Note, 02 February 2010: Since posting this yesterday, I’ve been informed by Kubotek that these deals were for 2009, and are no longer offered. Check with them for current offerings and pricing. Kubotek also tells me that they an “awesome year end and the best year ever.” Congratulations!

I received a series of emails towards the end of 2009 from Kubotek, offering $700 off on KeyCreator V9, including three months of free maintenance. Kubotek was offering other specials, too, such as 20% off on KeyCreator/KeyMachinist 3-Axis or Extended Translator bundle or $500 off a KeyCreator/Hypershot Rendering bundle and a 30% discount for existing customers on KeyMachinist or Extended Translators. Then today, to coincide with the start of SolidWorks World, Alibre announced a permanent price reduction for Alibre Standard to $97 upfront plus $97/year for maintenance and a new pricing structure for its other products. While this is good for buyers interested in starting with Kubotek’s or Alibre’s products or expanding an installation, I have to wonder how good this is, long term, for each vendor.

Pricing is very tricky business. Finding the right balance between a product’s perceived value, what the producer needs to stay profitable and grow, and what the competition offers is usually the result of trial and error. Alibre and Kubotek are both established businesses, so it’s likely that their management tested these prices to ensure that the company can remain profitable and that cannibalization from more established products is kept to a minimum, but it’s still a worrying trend.

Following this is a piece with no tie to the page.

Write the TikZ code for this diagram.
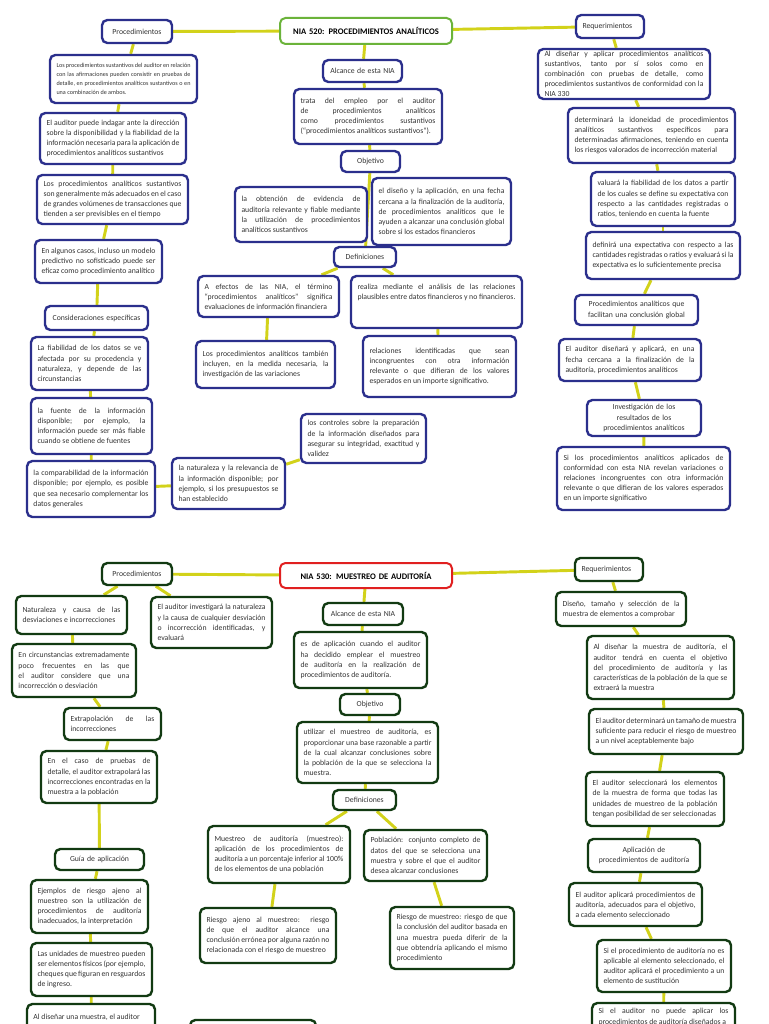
\documentclass[tikz,border=0pt]{standalone}
\usepackage{fontspec}
\setmainfont{Carlito}
\usetikzlibrary{backgrounds}
\hyphenpenalty=10000
\exhyphenpenalty=10000
\definecolor{nv}{HTML}{2B2F8C}
\definecolor{dg}{HTML}{123A12}
\definecolor{yl}{HTML}{D2D21A}
\definecolor{tg}{HTML}{6BB33A}
\definecolor{tr}{HTML}{E02020}
\tikzset{
 bxs/.style={draw, rounded corners=4pt, line width=1.8pt, fill=white, inner sep=0pt, align=justify, font=\fontsize{5.8}{7.6}\selectfont, text=black!80},
 blu/.style={bxs, draw=nv},
 grn/.style={bxs, draw=dg},
 ctr/.style={align=center},
 sml/.style={font=\fontsize{4.6}{6.6}\selectfont},
 ttl/.style={bxs, line width=1.5pt, align=center, font=\bfseries\fontsize{6.4}{8}\selectfont, text=black},
 lk/.style={draw=yl, line width=2.2pt}
}
\newcommand\bx[7]{%
 \pgfmathsetmacro\tw{(#5-#3-13)*0.75}%
 \node[#2, text width=\tw pt, minimum width={(#5-#3)*0.75pt}, minimum height={(#6-#4)*0.75pt}] (#1) at ({(#3+#5)/2},{(#4+#6)/2}) {#7};}
\begin{document}
\begin{tikzpicture}[x=0.75pt,y=-0.75pt]
\useasboundingbox (0,0) rectangle (768,1024);
% ===== NIA 520 =====
\bx{T}{ttl,draw=tg}{280}{18}{452}{44}{NIA 520: PROCEDIMIENTOS ANALÍTICOS}
\bx{P1}{blu,ctr}{102}{20}{172}{43}{Procedimientos}
\bx{R1}{blu}{576}{15}{644}{38}{Requerimientos}
\bx{a1}{blu,sml}{50}{55}{197}{103}{Los procedimientos sustantivos del auditor en relación con las afirmaciones pueden consistir en pruebas de detalle, en procedimientos analíticos sustantivos o en una combinación de ambos.}
\bx{a2}{blu}{40}{113}{186}{164}{El auditor puede indagar ante la dirección sobre la disponibilidad y la fiabilidad de la información necesaria para la aplicación de procedimientos analíticos sustantivos}
\bx{a3}{blu}{37}{175}{188}{224}{Los procedimientos analíticos sustantivos son generalmente más adecuados en el caso de grandes volúmenes de transacciones que tienden a ser previsibles en el tiempo}
\bx{a4}{blu}{35}{240}{162}{283}{En algunos casos, incluso un modelo predictivo no sofisticado puede ser eficaz como procedimiento analítico}
\bx{a5}{blu,ctr}{45}{306}{148}{330}{Consideraciones específicas}
\bx{a6}{blu}{31}{337}{148}{390}{La fiabilidad de los datos se ve afectada por su procedencia y naturaleza, y depende de las circunstancias}
\bx{a7}{blu}{31}{398}{152}{454}{la fuente de la información disponible; por ejemplo, la información puede ser más fiable cuando se obtiene de fuentes}
\bx{a8}{blu}{27}{461}{155}{517}{la comparabilidad de la información disponible; por ejemplo, es posible que sea necesario complementar los datos generales}
\bx{a9}{blu}{172}{458}{285}{509}{la naturaleza y la relevancia de la información disponible; por ejemplo, si los presupuestos se han establecido}
\bx{a10}{blu}{301}{414}{426}{463}{los controles sobre la preparación de la información diseñados para asegurar su integridad, exactitud y validez}
\bx{c1}{blu,ctr}{323}{60}{402}{82}{Alcance de esta NIA}
\bx{c2}{blu}{294}{89}{442}{144}{trata del empleo por el auditor de procedimientos analíticos como procedimientos sustantivos (``procedimientos analíticos sustantivos'').}
\bx{c3}{blu,ctr}{341}{151}{400}{172}{Objetivo}
\bx{c4}{blu}{235}{187}{367}{242}{la obtención de evidencia de auditoría relevante y fiable mediante la utilización de procedimientos analíticos sustantivos}
\bx{c5}{blu}{372}{178}{511}{245}{el diseño y la aplicación, en una fecha cercana a la finalización de la auditoría, de procedimientos analíticos que le ayuden a alcanzar una conclusión global sobre si los estados financieros}
\bx{c6}{blu,ctr}{334}{247}{396}{267}{Definiciones}
\bx{c7}{blu}{198}{276}{339}{317}{A efectos de las NIA, el término ``procedimientos analíticos'' significa evaluaciones de información financiera}
\bx{c8}{blu}{351}{276}{522}{328}{realiza mediante el análisis de las relaciones plausibles entre datos financieros y no financieros.\\[8pt]}
\bx{c9}{blu}{196}{341}{335}{388}{Los procedimientos analíticos también incluyen, en la medida necesaria, la investigación de las variaciones}
\bx{c10}{blu}{363}{336}{516}{397}{relaciones identificadas que sean incongruentes con otra información relevante o que difieran de los valores esperados en un importe significativo.}
\bx{r1}{blu}{538}{49}{710}{99}{Al diseñar y aplicar procedimientos analíticos sustantivos, tanto por sí solos como en combinación con pruebas de detalle, como procedimientos sustantivos de conformidad con la NIA 330}
\bx{r2}{blu}{568}{108}{735}{163}{determinará la idoneidad de procedimientos analíticos sustantivos específicos para determinadas afirmaciones, teniendo en cuenta los riesgos valorados de incorrección material}
\bx{r3}{blu}{591}{172}{735}{226}{valuará la fiabilidad de los datos a partir de los cuales se define su expectativa con respecto a las cantidades registradas o ratios, teniendo en cuenta la fuente}
\bx{r4}{blu}{586}{232}{740}{279}{definirá una expectativa con respecto a las cantidades registradas o ratios y evaluará si la expectativa es lo suficientemente precisa}
\bx{r5}{blu,ctr}{575}{295}{698}{325}{Procedimientos analíticos que facilitan una conclusión global}
\bx{r6}{blu}{559}{339}{701}{381}{El auditor diseñará y aplicará, en una fecha cercana a la finalización de la auditoría, procedimientos analíticos}
\bx{r7}{blu,ctr}{587}{400}{701}{436}{Investigación de los resultados de los procedimientos analíticos}
\bx{r8}{blu}{557}{447}{730}{510}{Si los procedimientos analíticos aplicados de conformidad con esta NIA revelan variaciones o relaciones incongruentes con otra información relevante o que difieran de los valores esperados en un importe significativo}
% ===== NIA 530 =====
\bx{T2}{ttl,draw=tr}{280}{563}{452}{588}{NIA 530: MUESTREO DE AUDITORÍA}
\bx{P2}{grn,ctr}{102}{563}{172}{585}{Procedimientos}
\bx{R2}{grn}{575}{558}{643}{581}{Requerimientos}
\bx{b1}{grn}{16}{596}{127}{634}{Naturaleza y causa de las desviaciones e incorrecciones}
\bx{b2}{grn}{151}{597}{272}{648}{El auditor investigará la naturaleza y la causa de cualquier desviación o incorrección identificadas, y evaluará}
\bx{b3}{grn}{12}{644}{136}{697}{En circunstancias extremadamente poco frecuentes en las que el auditor considere que una incorrección o desviación}
\bx{b4}{grn}{64}{708}{161}{740}{Extrapolación de las incorrecciones}
\bx{b5}{grn}{41}{751}{157}{803}{En el caso de pruebas de detalle, el auditor extrapolará las incorrecciones encontradas en la muestra a la población}
\bx{b6}{grn,ctr}{55}{849}{144}{870}{Guía de aplicación}
\bx{b7}{grn}{31}{880}{148}{933}{Ejemplos de riesgo ajeno al muestreo son la utilización de procedimientos de auditoría inadecuados, la interpretación}
\bx{b8}{grn}{31}{943}{152}{996}{Las unidades de muestreo pueden ser elementos físicos (por ejemplo, cheques que figuran en resguardos de ingreso.}
\bx{b9}{grn}{27}{1004}{155}{1060}{Al diseñar una muestra, el auditor\\ \phantom{x}\\ \phantom{x}\\ \phantom{x}}
\bx{b10}{grn}{190}{1020}{316}{1060}{}
\bx{d1}{grn,ctr}{323}{603}{403}{625}{Alcance de esta NIA}
\bx{d2}{grn}{294}{632}{427}{688}{es de aplicación cuando el auditor ha decidido emplear el muestreo de auditoría en la realización de procedimientos de auditoría.}
\bx{d3}{grn,ctr}{340}{694}{400}{715}{Objetivo}
\bx{d4}{grn}{297}{722}{438}{783}{utilizar el muestreo de auditoría, es proporcionar una base razonable a partir de la cual alcanzar conclusiones sobre la población de la que se selecciona la muestra.}
\bx{d5}{grn,ctr}{333}{790}{396}{810}{Definiciones}
\bx{d6}{grn}{208}{826}{350}{883}{Muestreo de auditoría (muestreo): aplicación de los procedimientos de auditoría a un porcentaje inferior al 100\% de los elementos de una población}
\bx{d7}{grn}{364}{830}{487}{881}{Población: conjunto completo de datos del que se selecciona una muestra y sobre el que el auditor desea alcanzar conclusiones}
\bx{d8}{grn}{200}{908}{336}{963}{Riesgo ajeno al muestreo: riesgo de que el auditor alcance una conclusión errónea por alguna razón no relacionada con el riesgo de muestreo}
\bx{d9}{grn}{390}{907}{514}{969}{Riesgo de muestreo: riesgo de que la conclusión del auditor basada en una muestra pueda diferir de la que obtendría aplicando el mismo procedimiento}
\bx{e1}{grn}{556}{592}{686}{626}{Diseño, tamaño y selección de la muestra de elementos a comprobar}
\bx{e2}{grn}{587}{636}{734}{699}{Al diseñar la muestra de auditoría, el auditor tendrá en cuenta el objetivo del procedimiento de auditoría y las características de la población de la que se extraerá la muestra}
\bx{e3}{grn}{589}{709}{743}{754}{El auditor determinará un tamaño de muestra suficiente para reducir el riesgo de muestreo a un nivel aceptablemente bajo}
\bx{e4}{grn}{586}{772}{724}{826}{El auditor seleccionará los elementos de la muestra de forma que todas las unidades de muestreo de la población tengan posibilidad de ser seleccionadas}
\bx{e5}{grn,ctr}{588}{839}{700}{872}{Aplicación de procedimientos de auditoría}
\bx{e6}{grn}{569}{883}{702}{926}{El auditor aplicará procedimientos de auditoría, adecuados para el objetivo, a cada elemento seleccionado}
\bx{e7}{grn}{597}{940}{731}{992}{Si el procedimiento de auditoría no es aplicable al elemento seleccionado, el auditor aplicará el procedimiento a un elemento de sustitución}
\bx{e8}{grn}{592}{1003}{735}{1060}{Si el auditor no puede aplicar los procedimientos de auditoría diseñados a\\ \phantom{x}\\ \phantom{x}\\ \phantom{x}}
\begin{scope}[on background layer]
\foreach \u/\v in {P1/T,T/R1,P1/a1,a1/a2,a2/a3,a3/a4,a4/a5,a5/a6,a6/a7,a7/a8,a8/a9,a9/a10,T/c1,c1/c2,c2/c3,c3/c6,c6/c7,c6/c8,c7/c9,c8/c10,R1/r1,r1/r2,r2/r3,r3/r4,r4/r5,r5/r6,r6/r7,r7/r8,
 P2/T2,T2/R2,P2/b1,P2/b2,b1/b3,b3/b4,b4/b5,b5/b6,b6/b7,b7/b8,b8/b9,T2/d1,d1/d2,d2/d3,d3/d4,d4/d5,d5/d6,d5/d7,d6/d8,d7/d9,R2/e1,e1/e2,e2/e3,e3/e4,e4/e5,e5/e6,e6/e7,e7/e8}
 \draw[lk] (\u) -- (\v);
\end{scope}
\end{tikzpicture}
\end{document}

There is one radical difference between the Kubotek and Alibre approaches. Kubotek is discounting while Alibre has announced a permanent price change. Drastic discounting creates the very real risk that customers will never again pay full price because they perceive the value of the product as the lowest price they’ve ever paid. Think of an iPod, if you’re not familiar with CAD products. The base model is an MP3 player priced several times higher than competing products, yet iPods fly of the shelves. Apple has convinced consumers that its cool, sexy fashion accessories are worth the premium. To bolster its value image, It does not allow retailers to discount its products. Discounting makes consumers think of Wal-mart, not Neiman Marcus.

If a producer does want to adjust pricing, it’s better to simply change it, as Alibre has done. Offering a discount implies that this is a limited-time offer and that the price will return to normal at the end of the promotion period. Changing the pricing on a permanent basis (“New low price — same great product”), on the other hand, resets the buyer’s impression of the product and its value and can make the producer appear responsive to customers’ new business reality. It doesn’t create a sense of urgency, however, and perhaps that’s what Kubotek is after.

I think most buyers want to get their goods as cheaply as possible (a visceral reaction) but realize that their vendors need to stay in business (a logical reaction) in order to deliver support. Let’s hope the decision to change pricing turns out to be a sensible one for each vendor and that their long-term viability is intact.